Sponsored link
Monday, April 15, 2024

Sponsored link

Home Featured How ICE treats transgender people — a horror story

How ICE treats transgender people — a horror story

Court filing says Salinas woman has been denied medicine, appropriate clothing, and access to lawyer after being unexpectedly moved from Yuba County to Texas.

Lexis Avilez thought she was going home on Christmas.

It seemed, she later said, like a miracle when Yuba County sheriff’s deputies took her Dec. 25 from the cell where she had been confined for 13 months on an immigration hold. They told her, court documents show, that she was going to be released.

Lexis is suffering in ICE custody, although there is no evidence that she is a threat to society.

Instead, the transgender woman was handed over to ICE officials, who put her on a plane to a remote detention center in Texas, 2,000 miles from her lawyer, her supporters, and her community – a place where, court filings say, she is unable to get  the medicine she needs, is forced to wear men’s clothing, is called by her former name and gender, and is in solitary confinement.

At first, she couldn’t even call her attorney.

“This is an example of how ICE is treating transgender people,” Hector Vega, an attorney with the SF Public Defender’s Office, told me.

Lexis was born in Mexico, but came to the US as an infant. She was given a male identity at birth, but has never felt comfortable with that gender, Vega said, and suffered abuse and discrimination throughout her childhood in Salinas.

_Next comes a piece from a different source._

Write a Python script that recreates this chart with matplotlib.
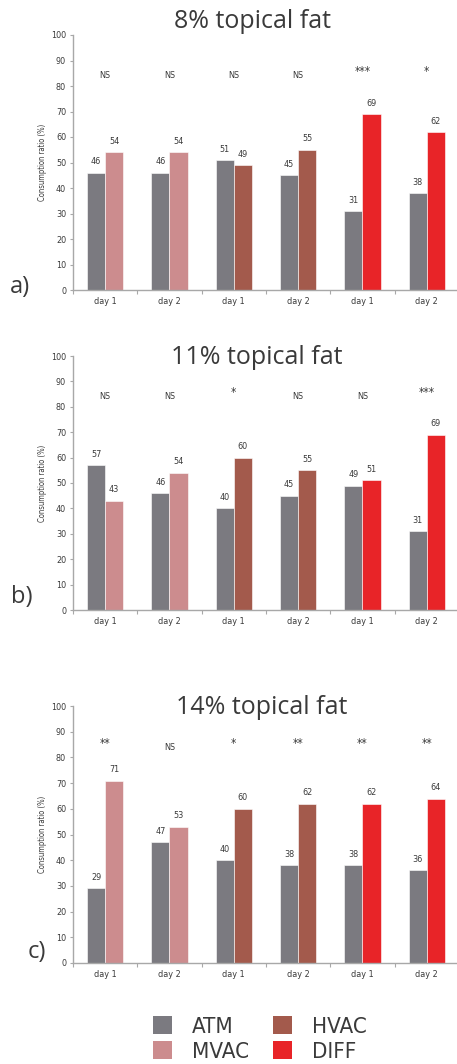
import matplotlib.pyplot as plt
from matplotlib.patches import Patch
from matplotlib.font_manager import FontProperties

# -------------------- DATA --------------------
series_names = ["ATM", "MVAC", "HVAC", "DIFF"]
day_labels = ["day 1", "day 2", "day 1", "day 2", "day 1", "day 2"]
# which treatment is compared with ATM in each group
partner = ["MVAC", "MVAC", "HVAC", "HVAC", "DIFF", "DIFF"]

titles = ["8% topical fat", "11% topical fat", "14% topical fat"]
panel_tags = ["a)", "b)", "c)"]

atm_a = [46, 46, 51, 45, 31, 38]
other_a = [54, 54, 49, 55, 69, 62]
sig_a = ["NS", "NS", "NS", "NS", "***", "*"]

atm_b = [57, 46, 40, 45, 49, 31]
other_b = [43, 54, 60, 55, 51, 69]
sig_b = ["NS", "NS", "*", "NS", "NS", "***"]

atm_c = [29, 47, 40, 38, 38, 36]
other_c = [71, 53, 60, 62, 62, 64]
sig_c = ["**", "NS", "*", "**", "**", "**"]

colors = {"ATM": "#7b7a80", "MVAC": "#cc8c8e", "HVAC": "#a35a4c", "DIFF": "#e82428"}
TXT = "#3a3a3a"
AXC = "#a8a8a8"
TITLEF = ["Open Sans", "DejaVu Sans"]


def narrow(size):
    return FontProperties(family="DejaVu Sans", stretch="condensed", size=size)


W, H = 457, 1064
fig = plt.figure(figsize=(W / 100, H / 100), dpi=100)

# (zero line y px, top line y px, title y px, title x px, tag x px, tag y px)
layout = [
    (290, 35, 22, 253, 20, 287),
    (610, 356, 357, 257, 22, 597),
    (963, 706, 708, 262, 37, 952),
]
panels = [(atm_a, other_a, sig_a), (atm_b, other_b, sig_b), (atm_c, other_c, sig_c)]

left_px, right_px = 73, 459
bw = 0.28

for i, ((atm, other, sig), (y0, y1, ty, tx, gx, gy)) in enumerate(zip(panels, layout)):
    ax = fig.add_axes([left_px / W, (H - y0) / H, (right_px - left_px) / W, (y0 - y1) / H])
    ax.set_xlim(0, 6)
    ax.set_ylim(0, 100)
    centers = [k + 0.5 for k in range(6)]

    for k in range(6):
        ax.bar(centers[k] - bw / 2, atm[k], bw, color=colors["ATM"],
               edgecolor="white", linewidth=0.4)
        ax.bar(centers[k] + bw / 2, other[k], bw, color=colors[partner[k]],
               edgecolor="white", linewidth=0.4)
        ax.text(centers[k] - bw / 2, atm[k] + 2.5, str(atm[k]), ha="center", va="bottom",
                fontproperties=narrow(6.5), color=TXT)
        ax.text(centers[k] + bw / 2, other[k] + 2.5, str(other[k]), ha="center", va="bottom",
                fontproperties=narrow(6.5), color=TXT)
        if sig[k].startswith("*"):
            ax.text(centers[k], 85.5, sig[k], ha="center", va="center",
                    fontproperties=narrow(8.5), color=TXT)
        else:
            ax.text(centers[k], 84, sig[k], ha="center", va="center",
                    fontproperties=narrow(6.5), color=TXT)

    ax.set_yticks(range(0, 101, 10))
    ax.set_yticklabels([str(v) for v in range(0, 101, 10)],
                       fontproperties=narrow(6.5), color=TXT)
    ax.set_xticks(range(0, 7))
    ax.set_xticklabels([])
    ax.set_xticks(centers, minor=True)
    ax.set_xticklabels(day_labels, minor=True, fontproperties=narrow(6.5), color=TXT)
    ax.tick_params(axis="x", which="major", length=3, color=AXC, direction="out")
    ax.tick_params(axis="x", which="minor", length=0, pad=5)
    ax.tick_params(axis="y", length=2, color=AXC, pad=3)
    for s in ["top", "right"]:
        ax.spines[s].set_visible(False)
    for s in ["left", "bottom"]:
        ax.spines[s].set_color(AXC)
        ax.spines[s].set_linewidth(1.0)
    ax.set_ylabel("Consumption ratio (%)", fontproperties=narrow(5.5), color=TXT, labelpad=3)

    fig.text(tx / W, 1 - ty / H, titles[i], ha="center", va="center",
             fontsize=18, color=TXT, family=TITLEF)
    fig.text(gx / W, 1 - gy / H, panel_tags[i], ha="center", va="center",
             fontsize=17, color=TXT, family=TITLEF)

handles = [Patch(facecolor=colors[n], edgecolor="none") for n in series_names]
fig.legend(handles, series_names, loc="center", bbox_to_anchor=(260 / W, 25 / H),
           ncol=2, frameon=False, prop=narrow(16),
           handlelength=0.85, handleheight=0.85, handletextpad=0.9,
           columnspacing=1.1, labelspacing=0.18, labelcolor=TXT)

fig.savefig("out.png", dpi=100)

Documents filed in federal court tell a horrifying (but all too common) story:

Growing up, she struggled to understand her identity and chafed at masculine norms. She liked sneaking into her mother’s room to try on her clothes, shoes, and jewelry, and shaved her arms so they could be smooth. (“I always thought my mother was really pretty and I wanted to be pretty like her.”). When her family noticed her gender nonconforming behaviors, she was insulted and punished. (“My father called me a faggot and reprimanded me harshly.”).

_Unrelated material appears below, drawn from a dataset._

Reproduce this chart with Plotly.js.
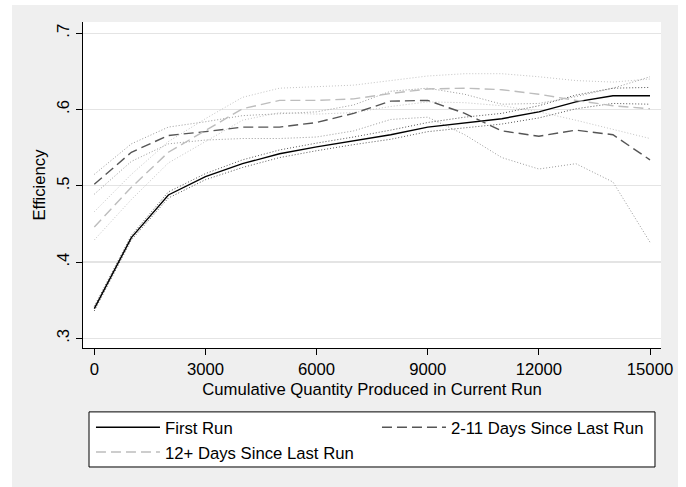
<!DOCTYPE html>
<html>
<head>
<meta charset="utf-8">
<script src="https://cdn.plot.ly/plotly-3.0.1.min.js"></script>
<style>
  html, body { margin: 0; padding: 0; background: #ffffff; }
  #chart { position: absolute; left: 12px; top: 5px; width: 666px; height: 482px; }
</style>
</head>
<body>
<div id="chart"></div>
<script>
// ---- data ----
const quantity = [0, 1000, 2000, 3000, 4000, 5000, 6000, 7000, 8000, 9000, 10000, 11000, 12000, 13000, 14000, 15000];

const firstRun      = [0.339, 0.432, 0.488, 0.512, 0.529, 0.542, 0.551, 0.559, 0.567, 0.577, 0.583, 0.588, 0.597, 0.610, 0.618, 0.618];
const firstRunUpper = [0.342, 0.435, 0.492, 0.516, 0.534, 0.547, 0.556, 0.564, 0.573, 0.583, 0.590, 0.595, 0.605, 0.619, 0.628, 0.629];
const firstRunLower = [0.336, 0.429, 0.484, 0.508, 0.524, 0.537, 0.546, 0.554, 0.561, 0.571, 0.576, 0.581, 0.589, 0.601, 0.608, 0.607];

const days2to11      = [0.502, 0.544, 0.566, 0.571, 0.577, 0.577, 0.583, 0.595, 0.611, 0.612, 0.595, 0.572, 0.565, 0.573, 0.567, 0.534];
const days2to11Upper = [0.515, 0.555, 0.577, 0.584, 0.592, 0.595, 0.597, 0.606, 0.624, 0.628, 0.620, 0.607, 0.608, 0.617, 0.628, 0.643];
const days2to11Lower = [0.489, 0.532, 0.555, 0.560, 0.562, 0.562, 0.564, 0.572, 0.587, 0.590, 0.567, 0.537, 0.522, 0.529, 0.505, 0.426];

const days12plus      = [0.446, 0.498, 0.544, 0.573, 0.601, 0.612, 0.612, 0.614, 0.621, 0.627, 0.628, 0.626, 0.620, 0.612, 0.605, 0.601];
const days12plusUpper = [0.466, 0.515, 0.558, 0.588, 0.616, 0.628, 0.630, 0.632, 0.638, 0.644, 0.647, 0.647, 0.643, 0.638, 0.636, 0.640];
const days12plusLower = [0.429, 0.482, 0.530, 0.558, 0.586, 0.596, 0.594, 0.596, 0.604, 0.610, 0.609, 0.605, 0.597, 0.586, 0.574, 0.562];

const seriesNames = ['First Run', '2-11 Days Since Last Run', '12+ Days Since Last Run'];

const xTickVals  = [0, 3000, 6000, 9000, 12000, 15000];
const xTickText  = ['0', '3000', '6000', '9000', '12000', '15000'];
const yTickVals  = [0.3, 0.4, 0.5, 0.6, 0.7];
const yTickText  = ['.3', '.4', '.5', '.6', '.7'];

const xTitle = 'Cumulative Quantity Produced in Current Run';
const yTitle = 'Efficiency';

// ---- chart ----
const FONT = 'Liberation Sans, Arial, Helvetica, sans-serif';
const FS = 16.7;

function ciTrace(y, color) {
  return { x: quantity, y: y, type: 'scatter', mode: 'lines', showlegend: false, hoverinfo: 'skip',
           line: { color: color, width: 1, dash: '1px,2px' } };
}

const traces = [
  ciTrace(days12plusUpper, '#c4c4c4'),
  ciTrace(days12plusLower, '#c4c4c4'),
  ciTrace(days2to11Upper, '#9a9a9a'),
  ciTrace(days2to11Lower, '#9a9a9a'),
  ciTrace(firstRunUpper, '#555555'),
  ciTrace(firstRunLower, '#555555'),
  { x: quantity, y: firstRun, type: 'scatter', mode: 'lines', name: seriesNames[0],
    line: { color: '#000000', width: 1.4 } },
  { x: quantity, y: days2to11, type: 'scatter', mode: 'lines', name: seriesNames[1],
    line: { color: '#555555', width: 1.4, dash: '10px,5px' } },
  { x: quantity, y: days12plus, type: 'scatter', mode: 'lines', name: seriesNames[2],
    line: { color: '#bdbdbd', width: 1.4, dash: '10px,5px' } }
];

const layout = {
  width: 666, height: 482,
  margin: { l: 71, r: 17, t: 17, b: 139, pad: 0 },
  paper_bgcolor: '#efefef',
  plot_bgcolor: '#ffffff',
  font: { family: FONT, size: FS, color: '#000000' },
  showlegend: true,
  xaxis: {
    range: [-305, 15297], tickmode: 'array', tickvals: xTickVals, ticktext: xTickText,
    showgrid: false, zeroline: false, showline: true, linecolor: '#000000', linewidth: 1,
    ticks: 'outside', ticklen: 6, tickwidth: 1, tickcolor: '#000000',
    tickfont: { family: FONT, size: FS, color: '#000000' },
    title: { text: xTitle, font: { family: FONT, size: FS, color: '#000000' }, standoff: 5 },
    automargin: false, fixedrange: true
  },
  yaxis: {
    range: [0.2873, 0.7148], tickmode: 'array', tickvals: yTickVals, ticktext: yTickText,
    showgrid: true, gridcolor: '#e4e4e4', gridwidth: 1.2, zeroline: false,
    showline: true, linecolor: '#000000', linewidth: 1,
    ticks: 'outside', ticklen: 6, tickwidth: 1, tickcolor: '#000000', tickangle: -90,
    tickfont: { family: FONT, size: FS, color: '#000000' },
    title: { text: yTitle, font: { family: FONT, size: FS, color: '#000000' }, standoff: 4 },
    automargin: false, fixedrange: true
  },
  legend: {
    orientation: 'h', x: 0.0138, xanchor: 'left', y: -0.19, yanchor: 'top',
    bgcolor: 'rgba(0,0,0,0)', borderwidth: 0, itemwidth: 64,
    entrywidthmode: 'pixels', entrywidth: 207, traceorder: 'normal',
    font: { family: FONT, size: FS, color: '#000000' }
  },
  shapes: [{
    type: 'rect', xref: 'paper', yref: 'paper', layer: 'below',
    x0: 0.0104, x1: 0.9896, y0: -0.196, y1: -0.365,
    fillcolor: '#ffffff', line: { color: '#000000', width: 1 }
  }]
};

Plotly.newPlot('chart', traces, layout, { displayModeBar: false, staticPlot: true });
</script>
</body>
</html>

Attempting to fit her family’s expectations that she be male and tough, she joined her brother’s gang. She became a legal permanent resident at 18, but then ran afoul of the law – giving ICE grounds to deport her. After serving a 14-year term in prison for assault with a gang enhancement (where she cut her ties with the gang), she was transferred to Yuba County, under an ICE deportation hold, where she was able to connect with a therapist and came out as trans.

Vega, who took her case when she was in immigration court in SF, was able to get her medical attention and a diagnosis that even ICE agreed should allow her to receive hormone treatments and official recognition of her chosen gender.

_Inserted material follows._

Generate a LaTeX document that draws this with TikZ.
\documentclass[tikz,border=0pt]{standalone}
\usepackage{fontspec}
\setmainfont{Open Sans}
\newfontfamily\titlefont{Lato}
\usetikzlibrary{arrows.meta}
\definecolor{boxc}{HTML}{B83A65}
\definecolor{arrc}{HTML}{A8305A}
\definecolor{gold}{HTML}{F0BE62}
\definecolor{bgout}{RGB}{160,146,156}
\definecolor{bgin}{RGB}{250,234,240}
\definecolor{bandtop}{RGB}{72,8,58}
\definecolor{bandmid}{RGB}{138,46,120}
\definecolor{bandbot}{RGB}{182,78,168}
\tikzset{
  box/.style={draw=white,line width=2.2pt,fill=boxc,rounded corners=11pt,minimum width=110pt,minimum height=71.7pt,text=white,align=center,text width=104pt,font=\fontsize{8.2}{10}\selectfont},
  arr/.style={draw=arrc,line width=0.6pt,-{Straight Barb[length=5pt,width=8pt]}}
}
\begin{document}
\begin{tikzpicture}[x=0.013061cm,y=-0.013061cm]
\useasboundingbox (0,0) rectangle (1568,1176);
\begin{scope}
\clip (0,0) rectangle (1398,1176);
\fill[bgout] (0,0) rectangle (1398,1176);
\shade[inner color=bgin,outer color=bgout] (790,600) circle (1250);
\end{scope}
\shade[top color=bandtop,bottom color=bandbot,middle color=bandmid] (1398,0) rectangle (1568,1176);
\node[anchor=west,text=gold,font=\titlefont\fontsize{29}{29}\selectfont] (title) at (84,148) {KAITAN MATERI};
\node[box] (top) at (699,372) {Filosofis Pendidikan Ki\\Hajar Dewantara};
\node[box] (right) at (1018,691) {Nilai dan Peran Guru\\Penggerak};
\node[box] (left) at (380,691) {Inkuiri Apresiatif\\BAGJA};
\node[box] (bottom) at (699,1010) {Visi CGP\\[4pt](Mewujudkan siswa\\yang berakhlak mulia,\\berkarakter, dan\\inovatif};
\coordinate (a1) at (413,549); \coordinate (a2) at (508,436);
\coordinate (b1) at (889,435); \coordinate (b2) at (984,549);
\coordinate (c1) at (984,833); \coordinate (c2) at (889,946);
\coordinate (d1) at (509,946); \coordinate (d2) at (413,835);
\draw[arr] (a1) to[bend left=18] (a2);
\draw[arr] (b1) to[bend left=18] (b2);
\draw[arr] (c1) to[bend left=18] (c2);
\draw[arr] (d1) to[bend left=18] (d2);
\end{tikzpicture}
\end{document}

“I thought it was going to be okay,” he said. “They were looking for the right medical provider, and we were appealing her immigration case.”

But the hormone treatments never started, and Lexis was never allowed to wear women’s clothes. She was either in solitary confinement or in a men’s pod.

And then, suddenly and for no apparent reason, she was sent to Texas, where the conditions are even worse.

In a federal court filing Jan. 3, Vega is asking for a restraining order that would force the feds to release her and allow her to get medical treatment.

In a statement from her solitary cell in the Prairieland Detention Center, Lexis said:

The conditions of my detention have worsened and have had a huge impact on my mental health and my ability to move forward. I think this has been so cruel to me. ICE and the other officers know how difficult the last 14 months have been for me and yet have had no compassion for the way they detain me and move me around like I mean nothing.

Vega notes:

We are gravely concerned for Lexis’s health and safety. The few times that we have been able to talk since Christmas, she has been in tears and asking me to help her come back. This was a callous act from a heartless agency and we demand that ICE release Lexis from custody. She deserves to finally truly express herself and her gender identity with the support of her community. She poses no danger to society and deserves to be released from custody and have her human rights respected.

Vega told me that Lexis was suicidal when she was formerly in solitary confinement, and he’s worried that she won’t survive in the conditions she’s now facing.

The filing notes:

Ms. Avilez now sits in a segregated cell, thousands of miles away from her pro bono attorney, her family, her treating medical professionals, and community members who have provided critical support throughout her gender transition. She continues to be detained indefinitely under conditions that imperil her health and safety.

This isn’t just one horror story – it’s another example of how ICE operates, how it dehumanizes people and put them at risk of danger and even death.

And it’s going on every day.

No date has been set for the hearing on the restraining order.